The NCNST is marked with blue rectangle-shaped blazes. Connector trails are marked with white rectangle blazes on trees. For information on the NCNST visit the National Park Service www.nps.gov/noco/index.htm.
The Pere Marquette National Scenic River is a sixty-six mile stretch from the junction of the Middle and Little South Branches east of Baldwin to the Old Highway 31 Bridge.
The Bowman Lake Semi-Primitive Nonmotorized Area is 1,100 acres and has both the Pere Marquette and North Country National Scenic Trail going through it.
Whelan Lake Semi-Primitive Nonmotorized Area is a 2,800 acre area located near the south branch of the Pere Marquette River.

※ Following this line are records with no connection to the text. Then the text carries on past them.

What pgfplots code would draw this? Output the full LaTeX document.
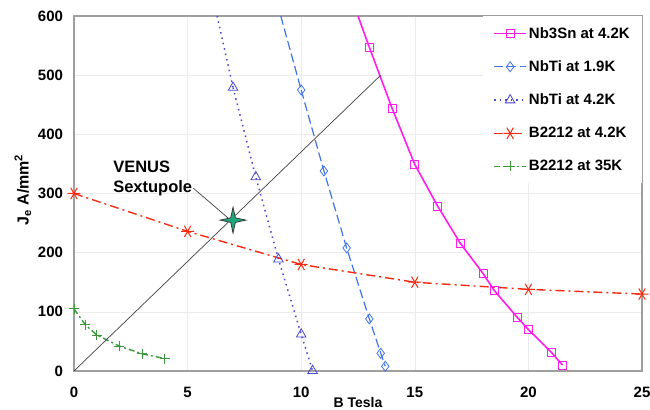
\documentclass[border=0pt]{standalone}
\usepackage{pgfplots}
\pgfplotsset{compat=1.18}
\usepackage{fontspec}
\setmainfont{Liberation Sans}
\definecolor{magentaline}{HTML}{FF1DF0}
\definecolor{bluehi}{HTML}{3F74E6}
\definecolor{bluelo}{HTML}{4646D2}
\definecolor{redline}{HTML}{F52A10}
\definecolor{greenline}{HTML}{3A9A3A}
\definecolor{venus}{HTML}{1FA67A}

\pgfdeclareplotmark{star4}{%
  \pgfpathmoveto{\pgfqpoint{0pt}{\pgfplotmarksize}}%
  \pgfpathlineto{\pgfqpoint{0.18\pgfplotmarksize}{0.18\pgfplotmarksize}}%
  \pgfpathlineto{\pgfqpoint{\pgfplotmarksize}{0pt}}%
  \pgfpathlineto{\pgfqpoint{0.18\pgfplotmarksize}{-0.18\pgfplotmarksize}}%
  \pgfpathlineto{\pgfqpoint{0pt}{-\pgfplotmarksize}}%
  \pgfpathlineto{\pgfqpoint{-0.18\pgfplotmarksize}{-0.18\pgfplotmarksize}}%
  \pgfpathlineto{\pgfqpoint{-\pgfplotmarksize}{0pt}}%
  \pgfpathlineto{\pgfqpoint{-0.18\pgfplotmarksize}{0.18\pgfplotmarksize}}%
  \pgfpathclose
  \pgfusepathqfillstroke}

\begin{document}
\begin{tikzpicture}
\begin{axis}[
  scale only axis,
  width=568pt, height=355pt,
  xmin=0, xmax=25, ymin=0, ymax=600,
  xtick={0,5,...,25}, ytick={0,100,...,600},
  major tick length=0pt,
  grid=major,
  grid style={gray!15, line width=0.6pt},
  axis line style={gray!75, line width=1.3pt},
  /pgf/number format/assume math mode=true,
  tick label style={font=\fontsize{15}{17}\selectfont\bfseries},
  xticklabel style={anchor=center, yshift=-21pt},
  yticklabel style={anchor=east, xshift=-7.5pt},
  xlabel={B Tesla},
  xlabel style={at={(axis description cs:0.5,0)}, anchor=base, yshift=-36.5pt,
    font=\fontsize{14}{16}\selectfont\bfseries},
  ylabel={J\textsubscript{e} A/mm\textsuperscript{2}},
  ylabel style={at={(axis description cs:-0.09,0.51)}, anchor=center,
    font=\fontsize{16}{18}\selectfont\bfseries},
  legend style={at={(rel axis cs:1,1)}, anchor=north east, draw=none, fill=white,
    font=\fontsize{15}{17}\selectfont\bfseries, row sep=17pt,
    inner xsep=10pt, inner ysep=9pt},
  legend cell align=left,
  legend image code/.code={
    \draw[#1, mark=none] (0pt,0pt) -- (32pt,0pt);
    \draw[#1, only marks] plot coordinates {(16pt,0pt)};
  },
]
\addplot[color=magentaline, line width=1.6pt, mark=square, mark size=4pt,
  mark options={solid, line width=0.8pt, fill=white}]
  coordinates {(13,547) (14,444) (15,349) (16,279) (17,216) (18,165) (18.5,136)
    (19.5,91) (20,70) (21,32) (21.5,10)};
\addlegendentry{Nb3Sn at 4.2K}
\addplot[color=bluehi, line width=1.2pt, dash pattern=on 9pt off 4pt, mark=diamond, mark size=5pt,
  mark options={solid, line width=0.8pt, fill=white}]
  coordinates {(10,475) (11,338) (12,208) (13,88) (13.5,30) (13.7,8)};
\addlegendentry{NbTi at 1.9K}
\addplot[color=bluelo, line width=1.5pt, dash pattern=on 1.5pt off 4pt, mark=triangle, mark size=5.5pt,
  mark options={solid, line width=0.8pt, fill=white}]
  coordinates {(7,479) (8,328) (9,189) (10,62) (10.5,0.5)};
\addlegendentry{NbTi at 4.2K}
\addplot[color=redline, line width=1.4pt, dash pattern=on 9pt off 4pt on 2pt off 4pt,
  mark=asterisk, mark size=6.5pt, mark options={solid, rotate=90, line width=1pt}]
  coordinates {(0,300) (5,236) (10,180) (15,150) (20,138) (25,130)};
\addlegendentry{B2212 at 4.2K}
\addplot[color=greenline, line width=1.4pt, dash pattern=on 6pt off 3pt on 2pt off 3pt,
  mark=+, mark size=5pt, mark options={solid, line width=0.8pt}]
  coordinates {(0,105) (0.5,78) (1,61) (2,42) (3,29) (4,21)};
\addlegendentry{B2212 at 35K}
% curves continue above the top of the plot
\addplot[color=magentaline, line width=1.6pt, forget plot] coordinates {(12.5,600) (13,547)};
\addplot[color=bluehi, line width=1.2pt, dash pattern=on 9pt off 4pt, forget plot]
  coordinates {(9.1,600) (10,475)};
\addplot[color=bluelo, line width=1.5pt, dash pattern=on 1.5pt off 4pt, forget plot]
  coordinates {(6.3,600) (7,479)};
\addplot[black!75, line width=0.7pt, forget plot] coordinates {(0,0) (13.5,500)};
\draw[black!75, line width=0.7pt] (axis cs:5.25,309) -- (axis cs:6.8,258);
\addplot[only marks, mark=star4, mark size=13pt, forget plot,
  mark options={fill=venus, draw=black!80, line width=0.7pt}] coordinates {(7,255)};
\node[align=left, anchor=base west, inner sep=0pt, font=\fontsize{16.5}{20}\selectfont\bfseries]
  at (axis cs:1.72,302) {VENUS\\Sextupole};
\end{axis}
\pgfresetboundingbox
\path[use as bounding box] ([shift={(-74pt,-39pt)}]current axis.south west)
  rectangle ([shift={(8pt,16pt)}]current axis.north east);
\end{tikzpicture}
\end{document}
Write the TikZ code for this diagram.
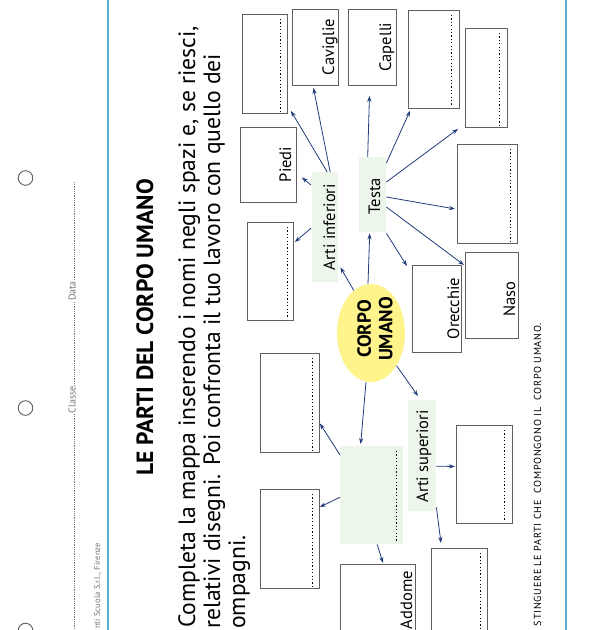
\documentclass[tikz,border=0pt]{standalone}
\usepackage{fontspec}
\setmainfont{PT Sans}
\usetikzlibrary{arrows.meta,calc,shapes.geometric}
\definecolor{navy}{RGB}{35,60,125}
\definecolor{boxgray}{RGB}{95,95,95}
\definecolor{paleg}{RGB}{236,246,234}
\definecolor{yell}{RGB}{255,243,140}
\definecolor{lblue}{RGB}{90,178,205}
\definecolor{hgray}{RGB}{120,120,120}
\begin{document}
\begin{tikzpicture}[x=1pt,y=-1pt,
  box/.style={draw=boxgray, line width=0.9pt, fill=white, inner sep=0pt, anchor=north west},
  greenbox/.style={fill=paleg, inner sep=0pt, anchor=north west},
  lbl/.style={rotate=90, anchor=base, inner sep=0pt, font=\fontsize{16.5}{19}\selectfont},
  arr/.style={draw=navy, line width=0.8pt, -{Stealth[length=6pt,width=4.2pt]}},
  dots/.style={line width=1.1pt, dash pattern=on 1.1pt off 2.3pt},
  hdots/.style={draw=hgray, line width=0.5pt, dash pattern=on 0.6pt off 1.2pt},
  small/.style={rotate=90, inner sep=0pt, text=hgray, font=\fontsize{10}{11}\selectfont}]
\useasboundingbox (0,0) rectangle (595,630);
\clip (0,0) rectangle (595,630);
\fill[white] (0,0) rectangle (595,630);

% holes and margin lines
\draw[boxgray, line width=0.9pt] (25.5,178) circle (7.3);
\draw[boxgray, line width=0.9pt] (25.5,408) circle (7.3);
\draw[boxgray, line width=0.9pt] (25.5,630.5) circle (7.3);
\draw[lblue, line width=1.2pt] (108,0) -- (108,630);
\draw[lblue, line width=1.2pt] (566,0) -- (566,630);

% header
\node[small, anchor=base] (data) at (75.5,291) {Data};
\node[small, anchor=base] (classe) at (75.5,399.5) {Classe};
\node[small, anchor=base west, font=\fontsize{8.6}{10}\selectfont] (editore) at (100,629) {nti Scuola S.r.l., Firenze};
\draw[hdots] (74,182) -- (74,280);
\draw[hdots] (74,302) -- (74,385);
\draw[hdots] (74,414) -- (74,630);

% title and instructions
\node[rotate=90, anchor=base, inner sep=0pt, font=\fontsize{23.5}{27}\bfseries\selectfont] (title) at (153,327.5) {LE PARTI DEL CORPO UMANO};
\node[rotate=90, anchor=base west, inner sep=0pt, font=\fontsize{23.6}{27}\selectfont] (line1) at (195,628) {Completa la mappa inserendo i nomi negli spazi e, se riesci,};
\node[rotate=90, anchor=base west, inner sep=0pt, font=\fontsize{23.6}{27}\selectfont] (line2) at (220,629) {relativi disegni. Poi confronta il tuo lavoro con quello dei};
\node[rotate=90, anchor=base west, inner sep=0pt, font=\fontsize{23.6}{27}\selectfont] (line3) at (245,629) {ompagni.};
\node[rotate=90, anchor=base east, inner sep=0pt, font=\fontsize{10.2}{12}\selectfont\addfontfeature{LetterSpace=7}] (foot) at (541,323) {STINGUERE LE PARTI CHE \ COMPONGONO IL \ CORPO UMANO.};

% central node
\node[ellipse, fill=yell, minimum width=68pt, minimum height=98pt, inner sep=0pt] (corpo) at (371,333) {};
\node[rotate=90, align=center, inner sep=0pt, font=\fontsize{19}{21.5}\bfseries\selectfont] (tcorpo) at (375,329) {CORPO\\UMANO};

% green category boxes
\node[greenbox, minimum width=26pt, minimum height=110pt] (artiinf) at (312,172) {};
\node[greenbox, minimum width=27pt, minimum height=75pt] (testa) at (359,157) {};
\node[greenbox, minimum width=28pt, minimum height=111pt] (artisup) at (408,400) {};
\node[greenbox, minimum width=63pt, minimum height=98pt] (tronco) at (340,446) {};

% answer boxes
\node[box, minimum width=45pt, minimum height=99pt] (A) at (242,14) {};
\node[box, minimum width=46pt, minimum height=76pt] (cav) at (292,9) {};
\node[box, minimum width=48pt, minimum height=76pt] (cap) at (348,9) {};
\node[box, minimum width=51pt, minimum height=98pt] (D) at (408,10) {};
\node[box, minimum width=42pt, minimum height=99pt] (E) at (465,28) {};
\node[box, minimum width=56pt, minimum height=75pt] (piedi) at (240,127) {};
\node[box, minimum width=46pt, minimum height=98pt] (G) at (247,222) {};
\node[box, minimum width=60pt, minimum height=99pt] (H) at (457,144) {};
\node[box, minimum width=49pt, minimum height=87pt] (orecchie) at (412,265) {};
\node[box, minimum width=53pt, minimum height=86pt] (naso) at (465,252) {};
\node[box, minimum width=59pt, minimum height=99pt] (I) at (260,353) {};
\node[box, minimum width=59pt, minimum height=99pt] (J) at (260,489) {};
\node[box, minimum width=56pt, minimum height=98pt] (K) at (456,425) {};
\node[box, minimum width=75pt, minimum height=96pt] (addome) at (340,564) {};
\node[box, minimum width=56pt, minimum height=112pt] (L) at (431,548) {};

% dotted writing lines
\draw[dots] ($(A.north east)+(-7,5)$) -- ($(A.south east)+(-7,-3)$);
\draw[dots] ($(D.north east)+(-8,5)$) -- ($(D.south east)+(-8,-3)$);
\draw[dots] ($(E.north east)+(-8,5)$) -- ($(E.south east)+(-8,-3)$);
\draw[dots] ($(G.north east)+(-6,5)$) -- ($(G.south east)+(-6,-3)$);
\draw[dots] ($(H.north east)+(-7,5)$) -- ($(H.south east)+(-7,-3)$);
\draw[dots] ($(I.north east)+(-7,5)$) -- ($(I.south east)+(-7,-3)$);
\draw[dots] ($(J.north east)+(-7,5)$) -- ($(J.south east)+(-7,-3)$);
\draw[dots] ($(K.north east)+(-8,5)$) -- ($(K.south east)+(-8,-3)$);
\draw[dots] ($(L.north east)+(-7,5)$) -- ($(L.south east)+(-7,-3)$);
\draw[dots] ($(tronco.north east)+(-7,5)$) -- ($(tronco.south east)+(-7,-3)$);

% labels
\node[lbl] (tcav) at (334,47) {Caviglie};
\node[lbl] (tcap) at (391,47) {Capelli};
\node[lbl] (tpiedi) at (291,164.5) {Piedi};
\node[lbl] (tartiinf) at (335,227) {Arti inferiori};
\node[lbl] (ttesta) at (380,196) {Testa};
\node[lbl] (torecchie) at (459,308.5) {Orecchie};
\node[lbl] (tnaso) at (515,299) {Naso};
\node[lbl] (tartisup) at (428,456.5) {Arti superiori};
\node[lbl] (taddome) at (412,600) {Addome};

% connectors
\draw[arr] (corpo.112) -- ($(artiinf.south east)+(2,-15)$);
\draw[arr] ($(corpo.north)+(-3,0)$) -- ($(testa.south)+(-3,1)$);
\draw[arr] (corpo.-52) -- ($(artisup.north west)+(10,-4)$);
\draw[arr] ($(corpo.south)+(-5,0)$) -- ($(tronco.north)+(-11,-2)$);

\draw[arr] ($(artiinf.north)+(2,0)$) -- ($(A.south east)+(3,-3)$);
\draw[arr] ($(artiinf.north)+(5,0)$) -- ($(cav.south)+(-2,2)$);
\draw[arr] ($(artiinf.north west)+(-1,13)$) -- ($(piedi.east)+(5,12.5)$);
\draw[arr] ($(artiinf.west)+(-1,1)$) -- ($(G.north east)+(1,20)$);

\draw[arr] ($(testa.north)+(-5,0)$) -- ($(cap.south)+(-3,10)$);
\draw[arr] ($(testa.north east)+(0,6)$) -- ($(D.south west)+(2,2)$);
\draw[arr] ($(testa.north east)+(0,25)$) -- ($(E.south west)+(-7,1)$);
\draw[arr] ($(testa.north east)+(0,40)$) -- ($(H.west)+(-2,15)$);
\draw[arr] ($(testa.north east)+(0,50)$) -- ($(naso.north west)+(-1,13)$);
\draw[arr] ($(testa.south east)+(0,1)$) -- ($(orecchie.north west)+(-5,1)$);

\draw[arr] ($(artisup.east)+(0,10.5)$) -- ($(K.west)+(-1,-8)$);
\draw[arr] ($(artisup.south east)+(0,-4)$) -- ($(L.north west)+(10,-5)$);

\draw[arr] ($(tronco.north west)+(0,9)$) -- ($(I.east)+(0,20.5)$);
\draw[arr] ($(tronco.west)+(0,2)$) -- ($(J.north east)+(0,18)$);
\draw[arr] ($(tronco.south)+(5.5,0)$) -- ($(addome.north west)+(43,-1)$);
\end{tikzpicture}
\end{document}
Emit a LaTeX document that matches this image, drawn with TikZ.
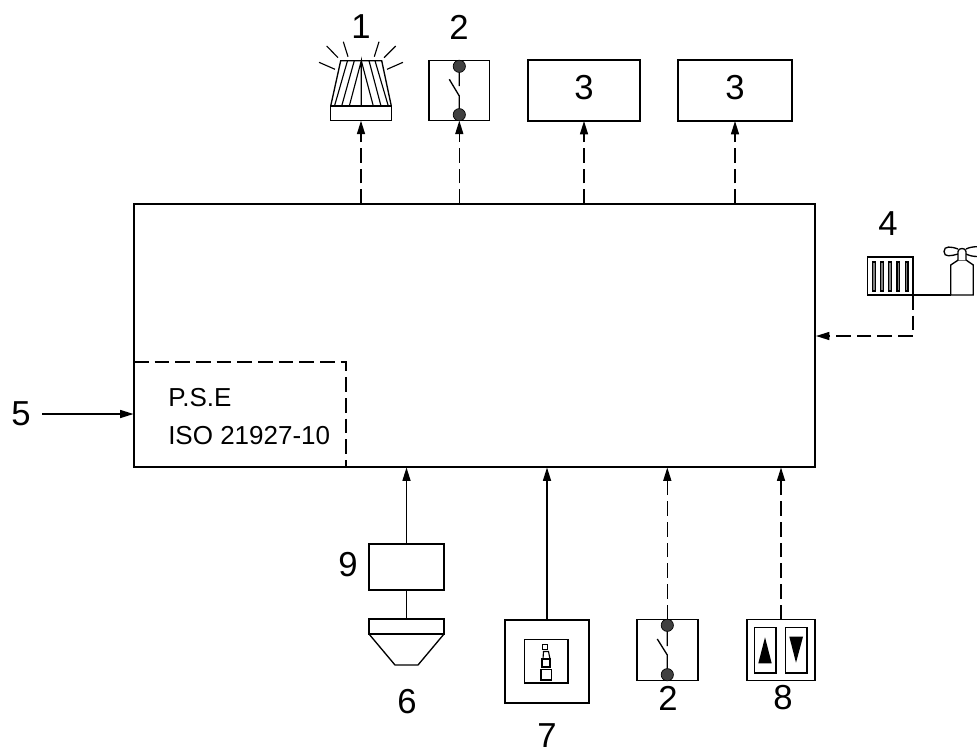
\documentclass[tikz,border=0pt]{standalone}
\usepackage{fontspec}
\setmainfont{Liberation Sans}
\usetikzlibrary{arrows.meta}
\tikzset{
  x=0.75pt,y=-0.75pt,
  line/.style={line width=1pt,line join=miter},
  thin line/.style={line width=0.85pt},
  dashline/.style={line width=1pt,dash pattern=on 11pt off 4.5pt},
  tip/.style={-{Triangle[length=10pt,width=6pt]}},
  box/.style={draw,line width=1pt,inner sep=0pt,outer sep=0pt,minimum width=#1},
  digit/.style={font=\fontsize{26}{26}\selectfont,inner sep=0pt},
  small/.style={font=\fontsize{19.5}{20}\selectfont,inner sep=0pt,anchor=base west},
  dot/.style={circle,fill=black!75,draw=black,line width=0.5pt,minimum size=9.2pt,inner sep=0pt,outer sep=0pt},
}
\begin{document}
\begin{tikzpicture}
\useasboundingbox (0,0) rectangle (977,754);
% main box
\node[box=510.75pt,line width=1.7pt,minimum height=197.25pt] (main) at (474.5,335.5) {};
\coordinate (psetop) at (134,362);
\coordinate (psecorner) at (346,362);
\coordinate (psebot) at (346,467);
\draw[dashline] (psetop) -- (psecorner) -- (psebot);
\node[small] (pse) at (168,406) {P.S.E};
\node[small] (iso) at (168,444) {ISO 21927-10};
% top icons
\node[box=45.5pt,minimum height=11pt] (beacon) at (361,113.4) {};
\draw[line] (330.7,106) -- (340.7,60.7) -- (381.7,60.7) -- (391.3,106);
\draw[thin line] (334.5,106) -- (347.5,60.7) (341.7,106) -- (354.3,60.7) (349.3,106) -- (361.3,60.7) -- (361.3,106)
  (373.3,106) -- (361.3,60.7) (381,106) -- (369,60.7) (388.3,106) -- (375,60.7);
\draw[thin line] (319,62.3) -- (335,69.3) (326.7,46) -- (338,57.7) (343.3,41.7) -- (348,56.7)
  (379,41.7) -- (374.3,56.7) (395.7,46) -- (384,57.7) (403,62.3) -- (387,69.3);
\node[box=45.5pt,minimum height=45pt] (sw1) at (459.3,90.7) {};
\node[dot] (sw1a) at (459.3,66.3) {};
\node[dot] (sw1b) at (459.3,114.7) {};
\draw[line] (sw1a) -- (459.3,86) (449.3,79.3) -- (459.3,96) -- (sw1b);
\node[box=84pt,minimum height=45.75pt] (r1) at (584,90.5) {};
\node[box=85.5pt,minimum height=45.75pt] (r2) at (735,90.5) {};
\node[digit] (n1) at (361,27) {1};
\node[digit] (n2) at (459,27) {2};
\node[digit] at (584,88) (n3a) {3};
\node[digit] at (735,88) (n3b) {3};
\coordinate (m1) at (361,204);
\coordinate (m2) at (459.3,204);
\coordinate (m3) at (584,204);
\coordinate (m4) at (735,204);
\draw[dashline,tip] (m1) -- (beacon.south);
\draw[dashline,tip] (m2) -- (sw1.south);
\draw[dashline,tip] (m3) -- (r1.south);
\draw[dashline,tip] (m4) -- (r2.south);
% right
\node[digit] (n4) at (888,224) {4};
\node[box=34.25pt,minimum height=28.5pt] (rad) at (890.2,276) {};
\foreach \x in {873.8,882,890.2,898.4,906.6}
  \draw[line width=0.8pt,fill=black!50] (\x-1.4,262) rectangle (\x+1.4,291);
\coordinate (radc) at (913,295);
\coordinate (turn) at (913,336);
\coordinate (mr) at (816,336);
\draw[line] (radc) -- (950.7,295);
\draw[line] (950.7,295) -- (950.7,265) -- (958.3,260) -- (966,260) -- (973.3,265) -- (973.3,295) -- cycle;
\draw[line] (958,249) .. controls (951,246.5) and (944,245.5) .. (944,251.5) .. controls (944,257.5) and (951,256) .. (958,254);
\draw[line] (966,249) .. controls (969,247.5) and (973,246.7) .. (977,246.7);
\draw[line] (966,254) .. controls (969,255.5) and (973,256.5) .. (977,256.5);
\draw[line,fill=white] (958,260) -- (958,251.5) .. controls (958,247.5) and (966,247.5) .. (966,251.5) -- (966,260);
\draw[dashline,tip] (radc) -- (turn) -- (mr);
% left
\node[digit] (n5) at (21,414) {5};
\coordinate (ml) at (133.5,414);
\coordinate (ls) at (42,414);
\draw[line,tip] (ls) -- (ml);
% bottom
\coordinate (b1) at (407,467.5);
\coordinate (b2) at (546,467.5);
\coordinate (b3) at (667.3,467.5);
\coordinate (b4) at (781,467.5);
\node[box=56.25pt,minimum height=34.5pt] (nine) at (406.5,567) {};
\node[digit] (n9) at (348,565) {9};
\node[box=56.25pt,minimum height=11.25pt] (head) at (406.5,626.5) {};
\draw[line] (369,634) -- (395,665) -- (418,665) -- (444,634);
\node[digit] (n6) at (407,702) {6};
\draw[line,tip] (nine.north) -- (nine.north |- b1);
\draw[line] (nine.south) -- (head.north);
\node[box=63pt,minimum height=62.25pt] (ctl) at (547,661.5) {};
\node[box=32.75pt,minimum height=32.5pt] (ctlin) at (546.2,661.3) {};
\draw[thin line] (542.5,644.5) rectangle (547.5,649.5);
\draw[thin line] (543,659) -- (543.5,651.5) -- (548.5,651.5) -- (550,659) -- cycle;
\draw[thin line] (542,659) rectangle (550,667);
\draw[thin line] (541,669.5) rectangle (551.5,680);
\node[digit] (n7) at (547,735.5) {7};
\draw[line,tip] (ctl.north) -- (ctl.north |- b2);
\node[box=45.75pt,minimum height=45.75pt] (sw2) at (667.5,649.7) {};
\node[dot] (sw2a) at (667.3,625.3) {};
\node[dot] (sw2b) at (667.3,674.7) {};
\draw[line] (sw2a) -- (667.3,646) (657.3,639) -- (667.3,655) -- (sw2b);
\node[digit] (n2b) at (668,698) {2};
\draw[dashline,tip] (sw2a) -- (b3);
\node[box=51pt,minimum height=45.75pt] (updn) at (781,649.7) {};
\node[box=16.25pt,minimum height=34pt] (up) at (765,650.2) {};
\node[box=16.25pt,minimum height=34pt] (dn) at (796,650.2) {};
\fill (765,637.3) -- (758.3,663.3) -- (771.7,663.3) -- cycle;
\fill (789.3,636.7) -- (803,636.7) -- (796,662.7) -- cycle;
\node[digit] (n8) at (783,698) {8};
\draw[dashline,tip] (updn.north) -- (b4);
\end{tikzpicture}
\end{document}
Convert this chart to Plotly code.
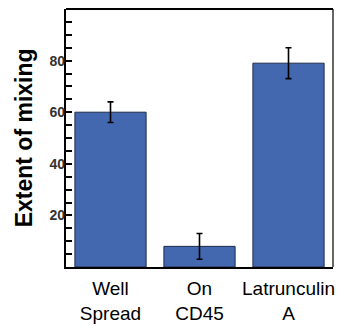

To download the Pere Marquette River, National Scenic River, brochure, with map, visit the Maps and Publications section of the website or select this link: http://www.fs.usda.gov/Internet/FSE_DOCUMENTS/stelprdb5180864.pdf. This brochure is set to print on 11 x 17 paper, landscape (wide) orientation. To print on 8 1/2 x 11 paper set the print area to "shrink to printable area", this will make the text on the page smaller.
This area not only has the Pere Marquette River running through it, but also contains a portion of the North Country National Scenic Trail and habitat for the federally endangered Karner blue butterfly.
A tornado several years ago created a tornado swath near the Bowman Lake Campground and adjacent semi-primitive nonmotorized area where visitors can now see the natural regeneration after such a powerful act of nature.
The trail begins in Empire near Lake Michigan, on the west side of the state and ends at Lake Huron on the eastern side of the state. The trail passes under I-75, north of Grayling, and then continues eastward to follow the historic Au Sable River to its end in Au Sable, just south of Oscoda. 112 miles of trail run through the Huron portion of the Huron-Manistee National Forests.